Kelley Walker (b. 1969, Columbus, Georgia) is a post-conceptual artist who often uses digital media, screen printing and iconic cultural images as a means for political and social commentary. Walker's latest project, using bricks to create a large-scale painting, results in something of an illusion, as each 10-foot piece appears to be both a brick wall and a variation of an abstract grid. He first scans individual bricks, then stacks them and silkscreens them using a four-color process. Walker has said, "I think of the canvas as having a mimetic relationship not only to the wall the work might be displayed on, but also to the structure of the bricks and cinder blocks in the urban cityscape of New York. Outside my studio window, I see various ways these building materials are used - structurally as well as decoratively, stacked both horizontally and vertically."


Kelley Walker, Untitled, 2014 

Twelve of Walker's recent brick paintings are currently on view at Paula Cooper Gallery in New York through April 18, 2015. 



Alex Brown (b. 1966, Des Moines, Iowa) is a painter who combines realism and abstraction to create visually compelling images.
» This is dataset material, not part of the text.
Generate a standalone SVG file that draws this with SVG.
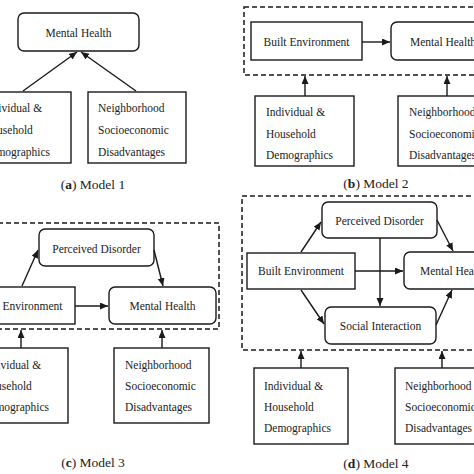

His paintings appear abstract up close, but come into focus from a distance. He often works from found photographs of everyday things like office buildings, landscapes, portraits and still lifes, and then transforms them through patterned abstract shapes. His interest is in the illusion, as he takes a once-recognizable image and challenges the viewer to see it anew. His work has been compared to Victor Vasarely and Georges Seurat. 
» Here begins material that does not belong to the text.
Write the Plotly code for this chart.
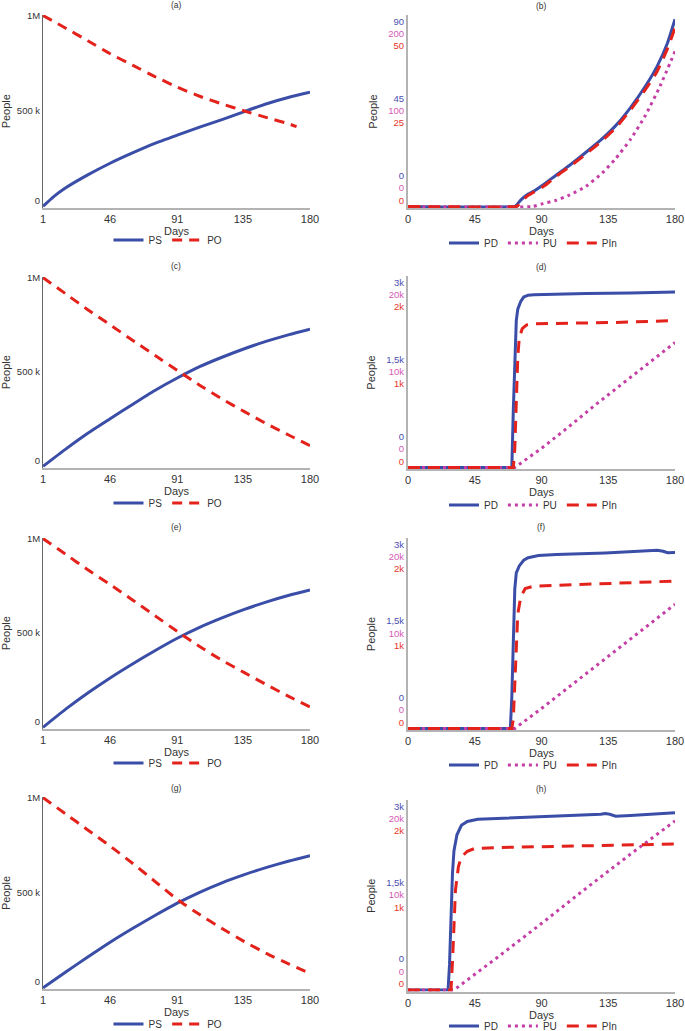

 Alex Brown, Pilgrim, 2012

Brown's work is currently included in the group show The Painter of Modern Life at the Anton Kern Gallery in New York City on view through April 11, 2015. 
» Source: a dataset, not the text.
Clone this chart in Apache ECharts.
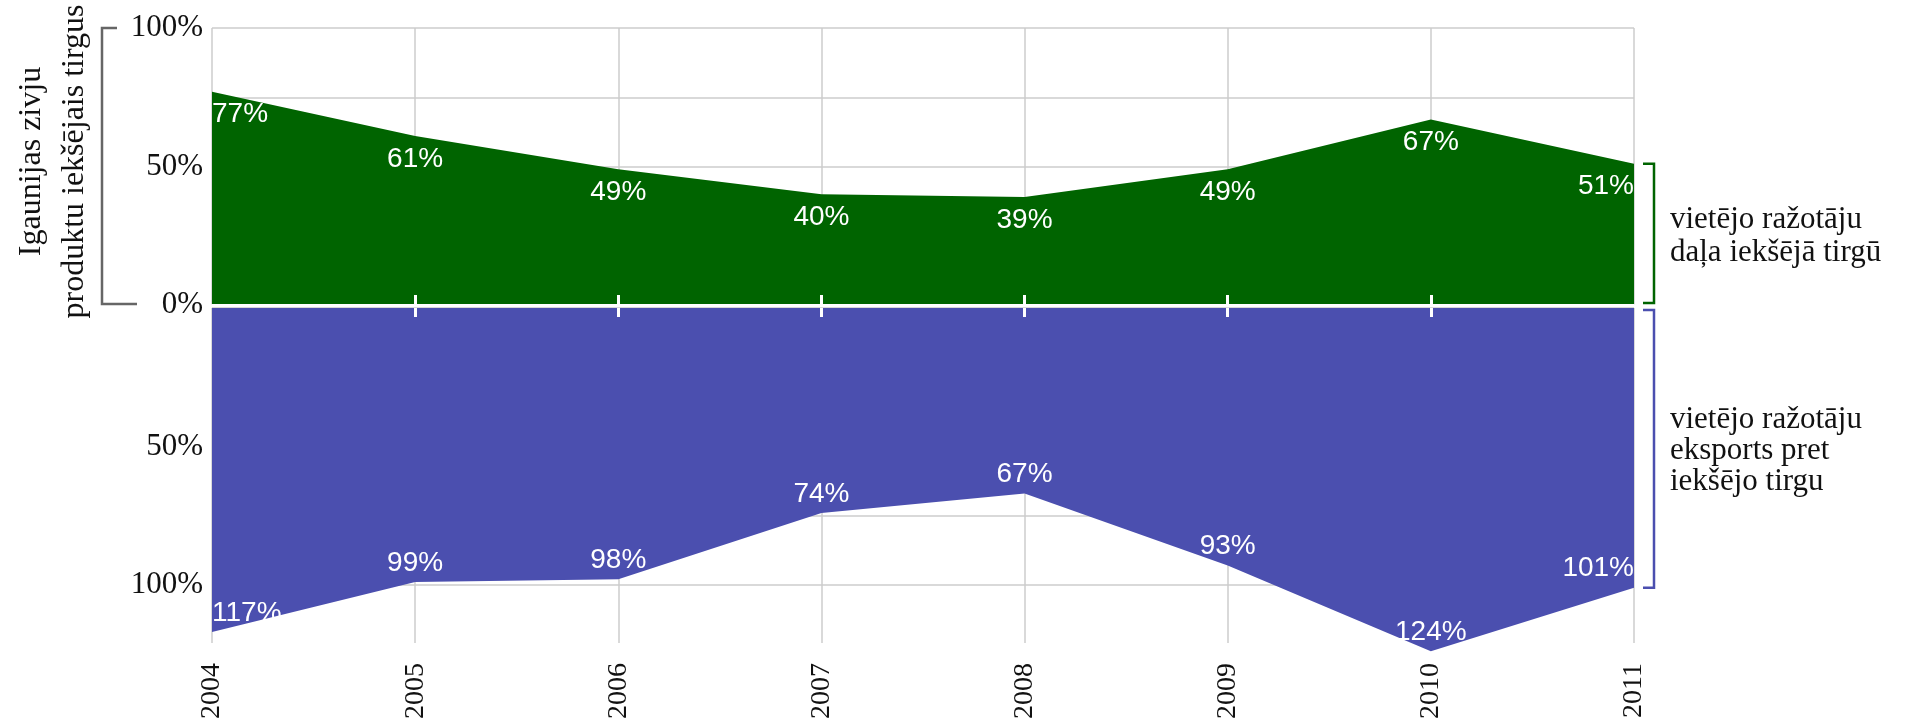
<!DOCTYPE html>
<html>
<head>
<meta charset="utf-8">
<script src="https://cdn.jsdelivr.net/npm/echarts@6/dist/echarts.min.js"></script>
<style>
html,body{margin:0;padding:0;background:#fff;}
#chart{width:1908px;height:719px;}
</style>
</head>
<body>
<div id="chart"></div>
<script>
const years = ['2004','2005','2006','2007','2008','2009','2010','2011'];
const domesticShare = [77,61,49,40,39,49,67,51];
const exportRatio = [117,99,98,74,67,93,124,101];
const topTickLabels = [0,50,100];
const bottomTickLabels = [50,100];
const yTitle = 'Igaunijas zivju\nproduktu iekšējais tirgus';
const greenLegend = 'vietējo ražotāju\ndaļa iekšējā tirgū';
const blueLegend = 'vietējo ražotāju\neksports pret\niekšējo tirgu';

const GREEN = '#006400';
const BLUE = '#4b4faf';
const GRIDC = '#cccccc';
const SERIF = 'Liberation Serif';
const SANS = 'Liberation Sans';

const chart = echarts.init(document.getElementById('chart'));

function mkData(vals) {
  return vals.map((v, i) => {
    const item = { value: v };
    if (i === 0) item.label = { align: 'left' };
    if (i === vals.length - 1) item.label = { align: 'right' };
    return item;
  });
}

const lastIdx = years.length - 1;
const tickInterval = (i) => i > 0 && i < lastIdx;

chart.setOption({
  animation: false,
  grid: [
    { left: 212, top: 28, width: 1422, height: 277, containLabel: false, outerBoundsMode: 'none' },
    { left: 212, top: 308, width: 1422, height: 335, containLabel: false, outerBoundsMode: 'none' }
  ],
  xAxis: [
    { gridIndex: 0, type: 'category', data: years, boundaryGap: false, position: 'bottom',
      axisLine: { show: false }, axisTick: { show: false }, axisLabel: { show: false },
      splitLine: { show: true, lineStyle: { color: GRIDC, width: 1.5 } } },
    { gridIndex: 0, type: 'category', data: years, boundaryGap: false, position: 'bottom', z: 10,
      axisLine: { show: true, lineStyle: { color: '#fff', width: 2 } },
      axisTick: { show: true, inside: true, length: 10, interval: tickInterval, lineStyle: { color: '#fff', width: 3 } },
      axisLabel: { show: false }, splitLine: { show: false } },
    { gridIndex: 1, type: 'category', data: years, boundaryGap: false, position: 'bottom',
      axisLine: { show: false }, axisTick: { show: false },
      axisLabel: { show: true, rotate: 90, margin: 20, fontFamily: SERIF, fontSize: 28, color: '#111' },
      splitLine: { show: true, lineStyle: { color: GRIDC, width: 1.5 } } },
    { gridIndex: 1, type: 'category', data: years, boundaryGap: false, position: 'top', z: 10,
      axisLine: { show: false },
      axisTick: { show: true, inside: true, length: 9, interval: tickInterval, lineStyle: { color: '#fff', width: 3 } },
      axisLabel: { show: false }, splitLine: { show: false } }
  ],
  yAxis: [
    { gridIndex: 0, type: 'value', min: 0, max: 100, interval: 25,
      axisLine: { show: false }, axisTick: { show: false },
      axisLabel: { margin: 9, fontFamily: SERIF, fontSize: 31, color: '#111',
        formatter: v => topTickLabels.includes(v) ? v + '%' : '' },
      splitLine: { show: true, lineStyle: { color: GRIDC, width: 1.5 } },
      name: yTitle, nameLocation: 'middle', nameRotate: 90, nameGap: 116,
      nameTextStyle: { fontFamily: SERIF, fontSize: 32, lineHeight: 43, color: '#111', padding: [0, 0, 0, 10] } },
    { gridIndex: 1, type: 'value', min: 0, max: 121, interval: 25, inverse: true,
      axisLine: { show: false }, axisTick: { show: false },
      axisLabel: { margin: 9, fontFamily: SERIF, fontSize: 31, color: '#111',
        formatter: v => bottomTickLabels.includes(v) ? v + '%' : '' },
      splitLine: { show: true, lineStyle: { color: [GRIDC, GRIDC, GRIDC, GRIDC, GRIDC, 'rgba(0,0,0,0)'], width: 1.5 } } }
  ],
  series: [
    { type: 'line', xAxisIndex: 0, yAxisIndex: 0, data: mkData(domesticShare),
      symbol: 'circle', symbolSize: 0, lineStyle: { width: 0 }, clip: false,
      areaStyle: { color: GREEN, opacity: 1 },
      label: { show: true, position: 'bottom', distance: 9, color: '#fff', fontFamily: SANS, fontSize: 28,
        formatter: p => p.value + '%' } },
    { type: 'line', xAxisIndex: 2, yAxisIndex: 1, data: mkData(exportRatio),
      symbol: 'circle', symbolSize: 0, lineStyle: { width: 0 }, clip: false,
      areaStyle: { color: BLUE, opacity: 1 },
      label: { show: true, position: 'top', distance: 5, color: '#fff', fontFamily: SANS, fontSize: 28,
        formatter: p => p.value + '%' } }
  ]
});

// decorations: brackets and side texts, positioned through the axes
const topY = v => chart.convertToPixel({ xAxisIndex: 0, yAxisIndex: 0 }, [0, v])[1];
const botY = v => chart.convertToPixel({ xAxisIndex: 2, yAxisIndex: 1 }, [0, v])[1];
const rightX = chart.convertToPixel({ xAxisIndex: 0, yAxisIndex: 0 }, [lastIdx, 0])[0];

const gTop = topY(domesticShare[lastIdx]);
const gBot = topY(0) - 2;
const bTop = botY(0) + 2;
const bBot = botY(exportRatio[lastIdx]);
const bx1 = rightX + 9, bx2 = rightX + 20;

const lTop = topY(100), lBot = topY(0) - 1;

chart.setOption({
  graphic: [
    { type: 'polyline', silent: true,
      shape: { points: [[117, lTop], [102, lTop], [102, lBot], [137, lBot]] },
      style: { stroke: '#666', lineWidth: 2.5, fill: null } },
    { type: 'polyline', silent: true,
      shape: { points: [[bx1, gTop], [bx2, gTop], [bx2, gBot], [bx1, gBot]] },
      style: { stroke: GREEN, lineWidth: 2.5, fill: null } },
    { type: 'polyline', silent: true,
      shape: { points: [[bx1, bTop], [bx2, bTop], [bx2, bBot], [bx1, bBot]] },
      style: { stroke: BLUE, lineWidth: 2.5, fill: null } },
    { type: 'text', silent: true, x: rightX + 36, y: (gTop + gBot) / 2 + 3,
      style: { text: greenLegend, fontFamily: SERIF, fontSize: 31, lineHeight: 33, fill: '#111',
        verticalAlign: 'middle', align: 'left' } },
    { type: 'text', silent: true, x: rightX + 36, y: (bTop + bBot) / 2 + 2,
      style: { text: blueLegend, fontFamily: SERIF, fontSize: 31, lineHeight: 31, fill: '#111',
        verticalAlign: 'middle', align: 'left' } }
  ]
});
</script>
</body>
</html>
Christine Frerichs (b. 1979, Los Angeles) focuses on memory, relationships and the construction of personal identity, as expressed through her abstract painting.  Her latest exhibition centers around a series of paired canvases layered with thick oil paint, acrylic and wax, using subtle, bold, light and dark colors, and curving textured lines which ripple across each of their surfaces.  These formal qualities describe an abstracted representation of two figures, and the visceral experience of different landscapes as they relate to the physical and emotional self.  Standing in front of works that at first appear abstract, one has the sense of gazing into open fields of flickering light and color, reminiscent of the sky and water at different times of day and night. 

 Christine Frerichs, On Love (for Agnes Martin), 2015

Frerichs' most recent paintings are on view at Klowden Mann Gallery in Los Angeles through April 11, 2015.




Currently on view at Andrea Rosen Gallery in New York is an exhibition by Sharon Hayes, Tony Lewis and Adam Pendleton. The exhibit explores the relationship between the use of language and the formal and social implications of abstraction. Tony Lewis' included work is a large graphite paper diptych that exhibits Lewis' interrogation of language systems. 

 Tony Lewis, Time After Time, 2015

Adam Pendleton's included work -- a painting from his body of work "Black Dada" as well as a work from a series layering text and images on mirrored stainless steel -- gives form to his interest in the idea of a mutable and subjective history with infinite narrative potentials. 


Adam Pendleton, Harvest - 3000 Years, 2014-2015

Sharon Hayes presents two works, each a fragment from a banner carried in the Women's Strike for Equality on August 26th, 1970, that said "WOMEN OF THE WORLD UNITE!".

Sharon Hayes, [W]OMEN, 2015

The show is on view through April 25, 2015 in Rosen's Gallery 2 space.